The problem states that U is the midpoint of the segment WY. When a point is the midpoint of a segment, it means that the point divides the segment into two equal parts. So, the distance from W to U is exactly the same as the distance from U to Y.

**step2** Setting Up the Equal Lengths

We are given the length of the segment WU as an expression: $$6x - 7$$. This means '6 groups of x, with 7 taken away'.
We are also given the length of the segment UY as an expression: $$4x + 9$$. This means '4 groups of x, with 9 added'.
Since WU and UY must be equal lengths because U is the midpoint, we can write: $$6x - 7 = 4x + 9$$.

**step3** Balancing the Quantities

To find the value of 'x', we need to make the expressions simpler while keeping them equal. Think of it like a balance scale where both sides must weigh the same.
We have '6 groups of x' on one side and '4 groups of x' on the other. We can remove 4 groups of 'x' from both sides without unbalancing the scale.
If we take away 4 groups of 'x' from $$6x$$, we are left with $$6x - 4x = 2x$$. So, the left side becomes $$2x - 7$$.
If we take away 4 groups of 'x' from $$4x$$, we are left with $$4x - 4x = 0x$$ (which is 0). So, the right side becomes $$9$$.
Now, our balanced equation is: $$2x - 7 = 9$$.

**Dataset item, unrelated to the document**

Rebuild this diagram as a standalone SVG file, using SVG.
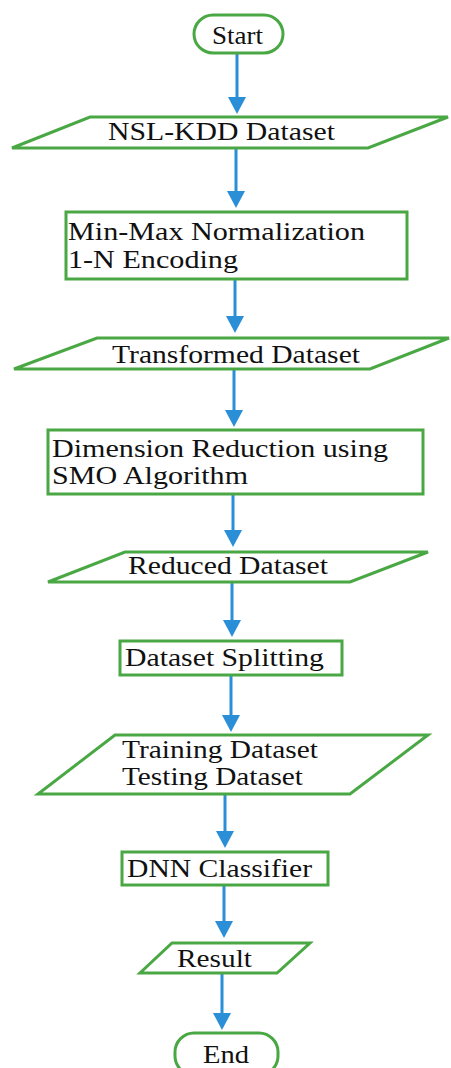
<svg xmlns="http://www.w3.org/2000/svg" width="451" height="1068" viewBox="0 0 451 1068">
<style>
.shape{fill:#fff;stroke:#4aa844;stroke-width:3}
.lbl{font-family:"Liberation Serif","Times New Roman",serif;font-size:25px;fill:#111}
.conn{stroke:#2b8fd8;stroke-width:3;fill:none;marker-end:url(#ah)}
</style>
<defs>
<marker id="ah" markerUnits="userSpaceOnUse" markerWidth="17" markerHeight="18" viewBox="0 0 17 18" refX="7" refY="9" orient="auto">
<path d="M0,0 L17,9 L0,18 Z" fill="#2b8fd8"/>
</marker>
</defs>
<rect width="451" height="1068" fill="#fff"/>
<g id="connectors">
<line class="conn" x1="237" y1="54" x2="237" y2="104"/>
<line class="conn" x1="236" y1="149" x2="236" y2="198"/>
<line class="conn" x1="235" y1="280" x2="235" y2="323"/>
<line class="conn" x1="234" y1="370" x2="234" y2="417"/>
<line class="conn" x1="233" y1="495" x2="233" y2="537"/>
<line class="conn" x1="232" y1="583" x2="232" y2="627"/>
<line class="conn" x1="231" y1="676" x2="231" y2="722"/>
<line class="conn" x1="225" y1="795" x2="225" y2="838"/>
<line class="conn" x1="224" y1="886" x2="224" y2="928"/>
<line class="conn" x1="222" y1="974" x2="222" y2="1020"/>
</g>
<g id="start">
<rect class="shape" x="194" y="15" width="89" height="38" rx="19"/>
<text class="lbl" x="212" y="44" textLength="51" lengthAdjust="spacingAndGlyphs">Start</text>
</g>
<g id="nsl-kdd">
<polygon class="shape" points="90,117 448,117 368,148 12,148"/>
<text class="lbl" x="108" y="140" textLength="227" lengthAdjust="spacingAndGlyphs">NSL-KDD Dataset</text>
</g>
<g id="normalization">
<rect class="shape" x="66" y="212" width="341" height="67"/>
<text class="lbl" x="68" y="240" textLength="297" lengthAdjust="spacingAndGlyphs">Min-Max Normalization</text>
<text class="lbl" x="68" y="268" textLength="170" lengthAdjust="spacingAndGlyphs">1-N Encoding</text>
</g>
<g id="transformed">
<polygon class="shape" points="97,338 449,338 370,369 14,369"/>
<text class="lbl" x="112" y="363" textLength="248" lengthAdjust="spacingAndGlyphs">Transformed Dataset</text>
</g>
<g id="reduction">
<rect class="shape" x="48" y="430" width="375" height="64"/>
<text class="lbl" x="52" y="457" textLength="336" lengthAdjust="spacingAndGlyphs">Dimension Reduction using</text>
<text class="lbl" x="52" y="484" textLength="196" lengthAdjust="spacingAndGlyphs">SMO Algorithm</text>
</g>
<g id="reduced">
<polygon class="shape" points="125,552 428,552 350,582 48,582"/>
<text class="lbl" x="128" y="574" textLength="200" lengthAdjust="spacingAndGlyphs">Reduced Dataset</text>
</g>
<g id="splitting">
<rect class="shape" x="120" y="641" width="222" height="34"/>
<text class="lbl" x="125" y="666" textLength="199" lengthAdjust="spacingAndGlyphs">Dataset Splitting</text>
</g>
<g id="train-test">
<polygon class="shape" points="115,735 428,735 350,794 38,794"/>
<text class="lbl" x="122" y="758" textLength="196" lengthAdjust="spacingAndGlyphs">Training Dataset</text>
<text class="lbl" x="122" y="785" textLength="181" lengthAdjust="spacingAndGlyphs">Testing Dataset</text>
</g>
<g id="dnn">
<rect class="shape" x="122" y="852" width="206" height="33"/>
<text class="lbl" x="127" y="877" textLength="185" lengthAdjust="spacingAndGlyphs">DNN Classifier</text>
</g>
<g id="result">
<polygon class="shape" points="172,943 310,943 277,973 140,973"/>
<text class="lbl" x="177" y="967" textLength="75" lengthAdjust="spacingAndGlyphs">Result</text>
</g>
<g id="end">
<rect class="shape" x="175" y="1033" width="103" height="42" rx="19"/>
<text class="lbl" x="203" y="1063" textLength="46" lengthAdjust="spacingAndGlyphs">End</text>
</g>
</svg>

**step4** Finding the Total Value for 2x

Now we have $$2x - 7 = 9$$. This means that '2 groups of x' minus 7 equals 9.
To find out what '2 groups of x' must be, we need to add back the 7 that was taken away.
So, we add 7 to both sides of the balance: $$9 + 7 = 16$$.
This tells us that $$2x = 16$$. This means '2 groups of x' have a total value of 16.

**step5** Finding the Value of x

If '2 groups of x' equal 16, then to find the value of one 'x' group, we need to divide the total (16) by the number of groups (2).
$$16 \div 2 = 8$$.
So, the value of $$x$$ is 8.